Nikki Pande (8), who joined HM Lead this year, worked with the Student Activities sub-committee this past trimester, she said. So far, they have planned a Zoom room for people who may not have activities to occupy them during lunch, Pande said. In the room, students play games and meet members of the community across the grades, she said.

HM Lead also works to improve life in the MD by asking the student body for suggestions on how to improve their MD experience, MD history teacher and HMBN advisor Eric Cadena said. The students set up after-school activities and service-learning opportunities as well, he said.

Faculty advisors of HM Lead have tried to ease the transition to a virtual format for the students so that the organization continues to meet its goals, Hickerson said. Hickerson creates weekly breakout rooms so that sub-committees can meet together in a separate space. Both advisors and students have tried to keep the same routines, although it is difficult to do so, Hickerson said. “The projects and events have to be virtual, which can feel limiting, but we are trying to be creative.”

In fact, there have even been some advantages to the virtual format, Sharma said. The planning and brainstorming have been the same, as the group used Google Docs even before the school went remote, she said. “For HMBN, it’s a lot easier to film, because we can just record our Zoom meetings now,” she said. 

By participating in HM Lead, Sharma has learned far more about the organization, she said.
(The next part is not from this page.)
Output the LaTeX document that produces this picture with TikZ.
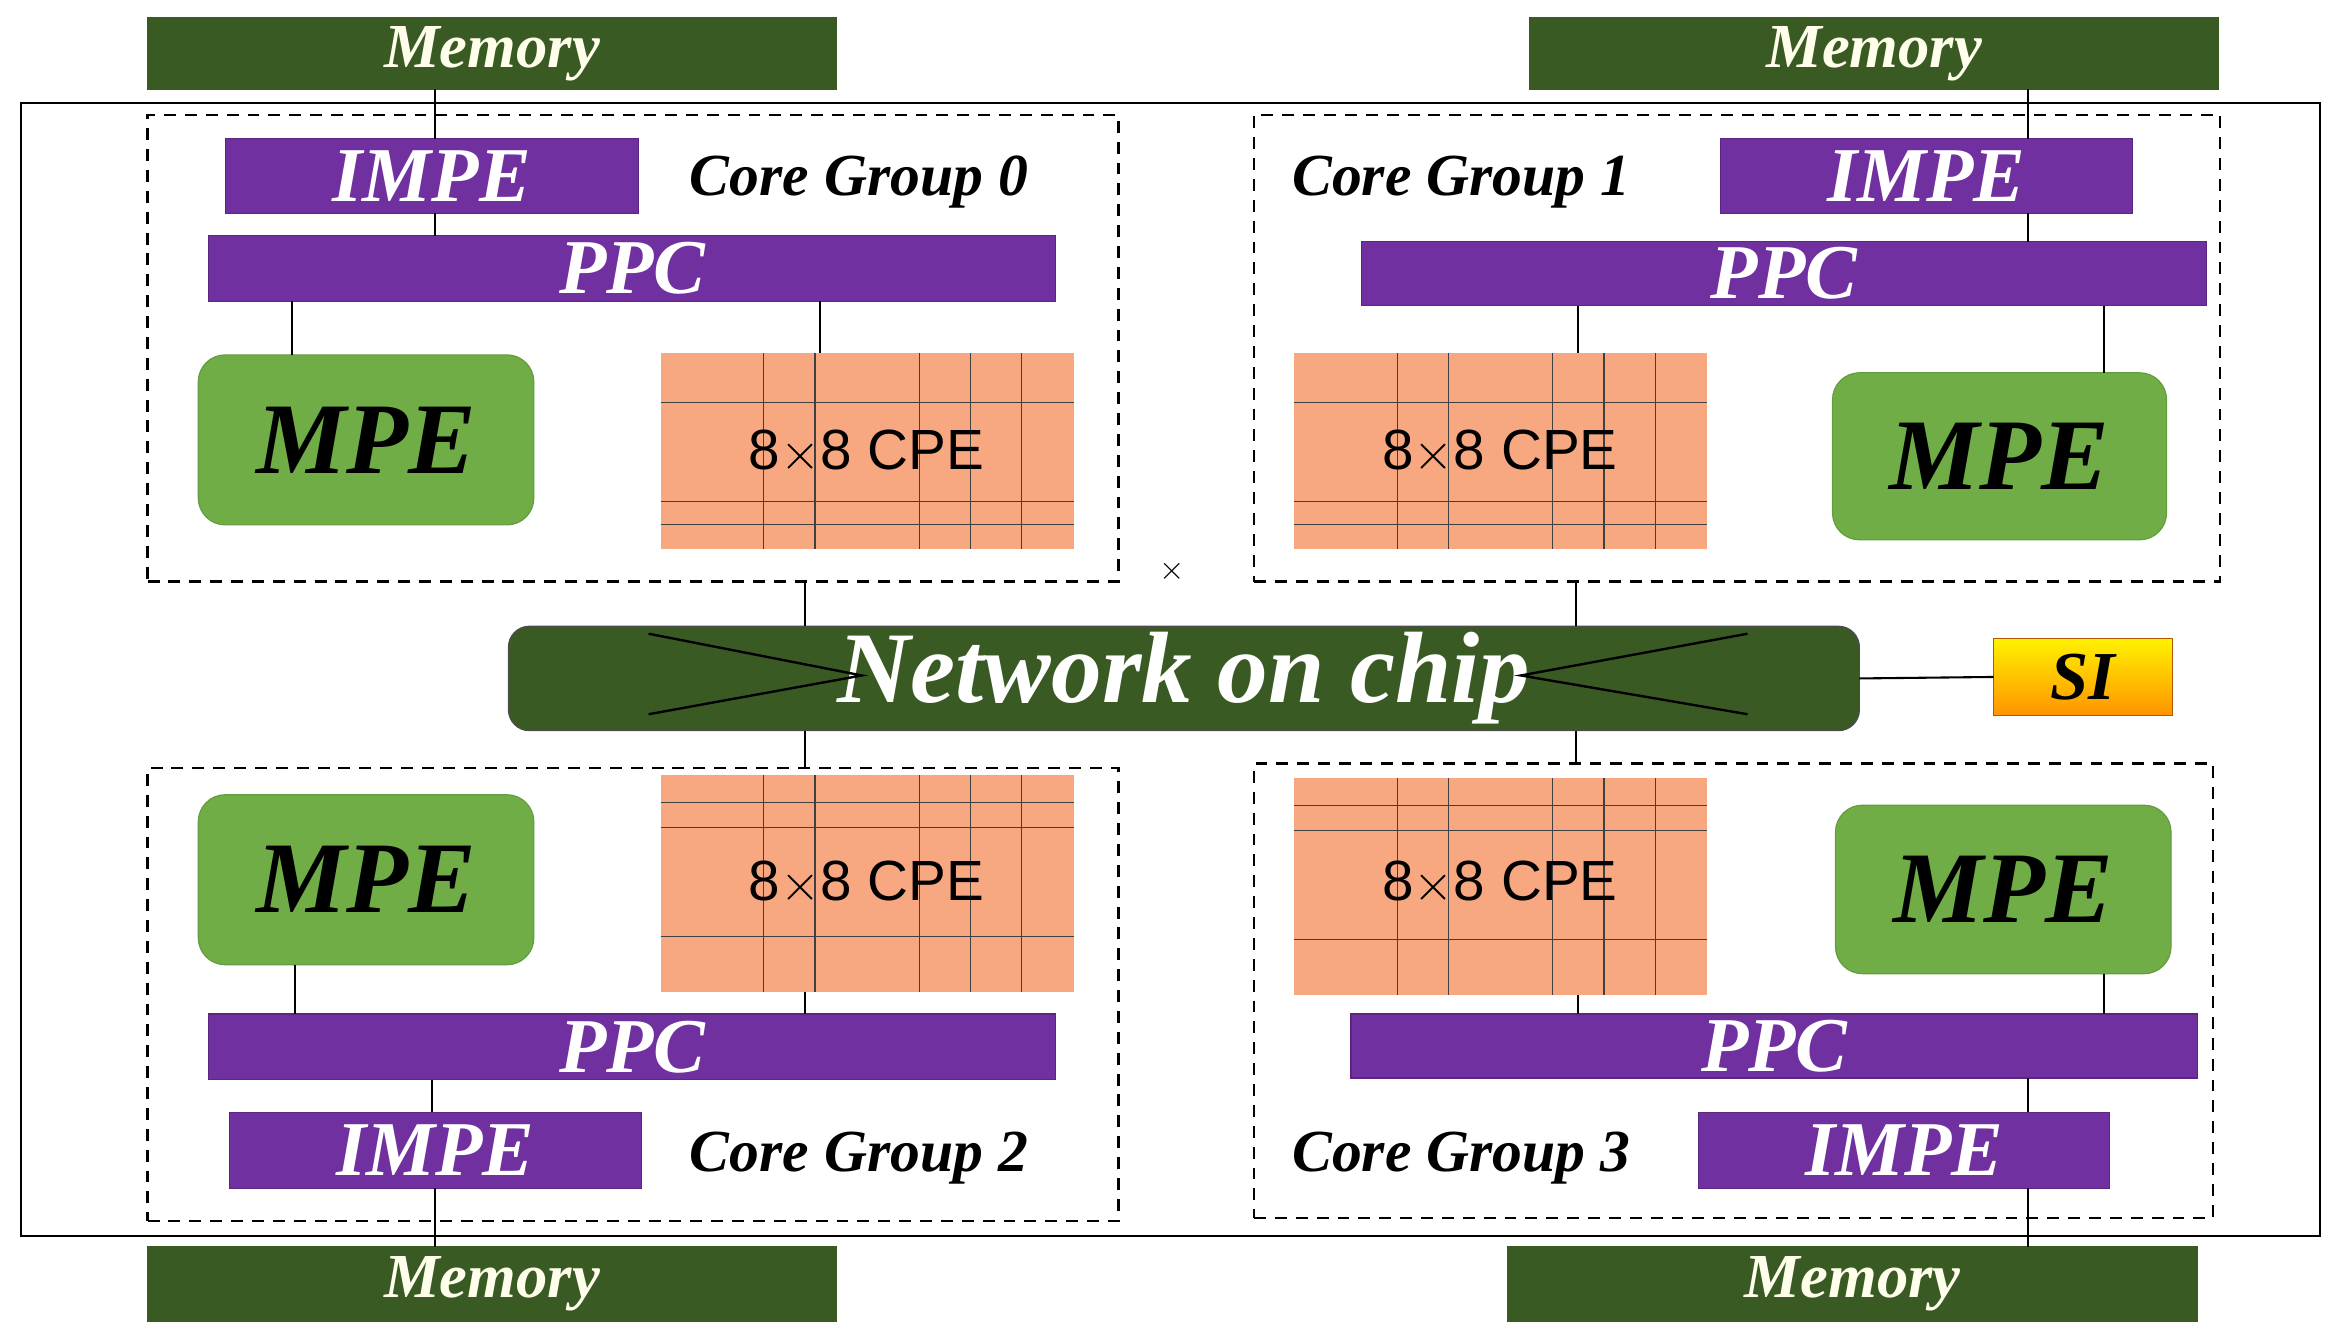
\documentclass[tikz,border=0pt]{standalone}
\usepackage{fontspec}
\setmainfont{Liberation Serif}
\newfontfamily\sansf{Liberation Sans}
\begin{document}
\definecolor{memg}{HTML}{3A5A24}
\definecolor{purp}{HTML}{7030A0}
\definecolor{mpeg}{HTML}{70AD47}
\definecolor{cpec}{HTML}{F8A880}
\definecolor{noc}{HTML}{3A5A24}
\newcommand\blk[7]{\node[#2,minimum width={(#5-#3)*0.5pt},minimum height={(#6-#4)*0.5pt}] (#1) at ({(#3+#5)/2},{(#4+#6)/2}) {#7};}
\newcommand\cpegrid[6]{%
  \foreach \f in {0.25,0.374,0.626,0.75,0.874}{\draw[gridl] ({#2+\f*(#4-#2)},#3) -- ({#2+\f*(#4-#2)},#5);}
  \foreach \f in {#6}{\draw[gridl] (#2,{#3+\f*(#5-#3)}) -- (#4,{#3+\f*(#5-#3)});}}
\begin{tikzpicture}[x=0.5pt,y=-0.5pt,inner sep=0pt,outer sep=0pt,
  mem/.style={fill=memg,draw=memg,text=white!92!yellow,font=\fontsize{21}{21}\selectfont\bfseries\itshape},
  pur/.style={fill=purp,draw=purp!80!black,text=white,font=\fontsize{26}{26}\selectfont\bfseries\itshape},
  mpe/.style={fill=mpeg,draw=mpeg!90!black,rounded corners=9pt,font=\fontsize{34}{34}\selectfont\bfseries\itshape},
  cpe/.style={fill=cpec,font=\fontsize{19}{19}\selectfont\sansf},
  gridl/.style={draw=black!75,line width=0.4pt},
  cg/.style={draw,dashed,line width=0.8pt,dash pattern=on 4pt off 3pt},
  lbl/.style={font=\fontsize{20}{20}\selectfont\bfseries\itshape},
  ln/.style={line width=0.7pt}]
\useasboundingbox (0,0) rectangle (1568,900);
\node[draw,line width=0.8pt,minimum width=771pt,minimum height=380pt] (chip) at (785,449) {};
% memories
\blk{memA}{mem}{99}{12}{561}{60}{Memory}
\blk{memB}{mem}{1026}{12}{1488}{60}{Memory}
\blk{memC}{mem}{99}{836}{561}{886}{Memory}
\blk{memD}{mem}{1011}{836}{1474}{886}{Memory}
% core group frames
\blk{cg0}{cg}{99}{77}{750}{390}{}
\blk{cg1}{cg}{841}{77}{1489}{390}{}
\blk{cg2}{cg}{99}{515}{750}{819}{}
\blk{cg3}{cg}{841}{512}{1484}{817}{}
\node[lbl] (l0) at (576,122) {Core Group 0};
\node[lbl] (l1) at (980,122) {Core Group 1};
\node[lbl] (l2) at (576,777) {Core Group 2};
\node[lbl] (l3) at (980,777) {Core Group 3};
% CG0
\blk{impe0}{pur}{151}{93}{428}{143}{IMPE}
\blk{ppc0}{pur}{140}{158}{708}{202}{PPC}
\blk{mpe0}{mpe}{133}{238}{358}{352}{MPE}
\blk{cpe0}{cpe}{443}{237}{720}{368}{}
\cpegrid{0}{443}{237}{720}{368}{0.253,0.76,0.876}
\node[font=\fontsize{19}{19}\selectfont\sansf] (t0) at (581,303) {8$\times$8 CPE};
% CG1
\blk{impe1}{pur}{1154}{93}{1430}{143}{IMPE}
\blk{ppc1}{pur}{913}{162}{1480}{205}{PPC}
\blk{mpe1}{mpe}{1229}{250}{1453}{362}{MPE}
\blk{cpe1}{cpe}{868}{237}{1145}{368}{}
\cpegrid{1}{868}{237}{1145}{368}{0.253,0.76,0.876}
\node[font=\fontsize{19}{19}\selectfont\sansf] (t1) at (1006,303) {8$\times$8 CPE};
% CG2
\blk{impe2}{pur}{154}{746}{430}{797}{IMPE}
\blk{ppc2}{pur}{140}{680}{708}{724}{PPC}
\blk{mpe2}{mpe}{133}{533}{358}{647}{MPE}
\blk{cpe2}{cpe}{443}{520}{720}{665}{}
\cpegrid{2}{443}{520}{720}{665}{0.124,0.24,0.747}
\node[font=\fontsize{19}{19}\selectfont\sansf] (t2) at (581,592) {8$\times$8 CPE};
% CG3
\blk{impe3}{pur}{1139}{746}{1415}{797}{IMPE}
\blk{ppc3}{pur}{906}{680}{1474}{723}{PPC}
\blk{mpe3}{mpe}{1231}{540}{1456}{653}{MPE}
\blk{cpe3}{cpe}{868}{522}{1145}{667}{}
\cpegrid{3}{868}{522}{1145}{667}{0.124,0.24,0.747}
\node[font=\fontsize{19}{19}\selectfont\sansf] (t3) at (1006,592) {8$\times$8 CPE};
% NoC and SI
\blk{noc}{fill=noc,draw=black!70,rounded corners=7pt,text=white,font=\fontsize{34}{34}\selectfont\bfseries\itshape}{341}{420}{1247}{490}{Network on chip}
\draw[line width=0.8pt] (435,425) -- (578,453) -- (435,479);
\draw[line width=0.8pt] (1172,425) -- (1020,453) -- (1172,479);
\blk{si}{top color=yellow!90!orange,bottom color=orange!85!yellow,draw=orange!70!black,text=black,font=\fontsize{23}{23}\selectfont\bfseries\itshape}{1337}{428}{1457}{480}{SI}
\node[font=\fontsize{11}{11}\selectfont] (x) at (786,383) {$\times$};
% connectors
\draw[ln] (noc.east) -- (si.west);
\draw[ln] (292,0 |- memA.south) -- (292,0 |- impe0.north);
\draw[ln] (292,0 |- impe0.south) -- (292,0 |- ppc0.north);
\draw[ln] (196,0 |- ppc0.south) -- (196,0 |- mpe0.north);
\draw[ln] (550,0 |- ppc0.south) -- (550,0 |- cpe0.north);
\draw[ln] (540,0 |- cg0.south) -- (540,0 |- noc.north);
\draw[ln] (1360,0 |- memB.south) -- (1360,0 |- impe1.north);
\draw[ln] (1360,0 |- impe1.south) -- (1360,0 |- ppc1.north);
\draw[ln] (1058,0 |- ppc1.south) -- (1058,0 |- cpe1.north);
\draw[ln] (1411,0 |- ppc1.south) -- (1411,0 |- mpe1.north);
\draw[ln] (1057,0 |- cg1.south) -- (1057,0 |- noc.north);
\draw[ln] (540,0 |- noc.south) -- (540,0 |- cg2.north);
\draw[ln] (1057,0 |- noc.south) -- (1057,0 |- cg3.north);
\draw[ln] (198,0 |- mpe2.south) -- (198,0 |- ppc2.north);
\draw[ln] (540,0 |- cpe2.south) -- (540,0 |- ppc2.north);
\draw[ln] (290,0 |- ppc2.south) -- (290,0 |- impe2.north);
\draw[ln] (292,0 |- impe2.south) -- (292,0 |- memC.north);
\draw[ln] (1058,0 |- cpe3.south) -- (1058,0 |- ppc3.north);
\draw[ln] (1411,0 |- mpe3.south) -- (1411,0 |- ppc3.north);
\draw[ln] (1360,0 |- ppc3.south) -- (1360,0 |- impe3.north);
\draw[ln] (1360,0 |- impe3.south) -- (1360,0 |- memD.north);
\end{tikzpicture}
\end{document}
In particular, she has learned about the importance of communication, especially during HM Online. “In our committees, if we really want to get to our goal, we have to work in and out of school,” Sharma said.

The students have helped Hickerson learn many different ways to get input from the MD, she said. “When asked for ideas, they know what works,” she said. “They teach me how to be a good leader all the time.”
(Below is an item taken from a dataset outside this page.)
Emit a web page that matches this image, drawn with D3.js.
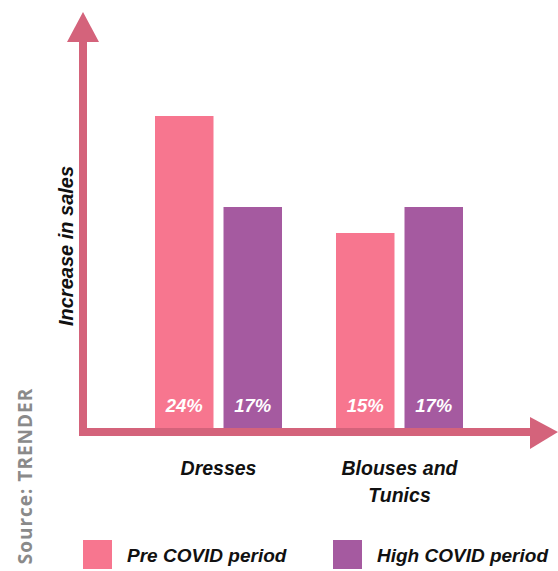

This year in particular, Cadena has learned about his students’ devotion to their community even when things get rough, he said. “When our students set out to accomplish something, they do it, and they do it well,” he said. “It’s amazing to see how an idea becomes a reality and it’s all student-led.”

Whether virtual or in-person, HM Lead continues to give students the opportunity to develop their leadership roles in their community, Hickerson said. “I hope that the students will learn that they are capable, creative, collaborative leaders who have the skills to make a positive difference in their communities.”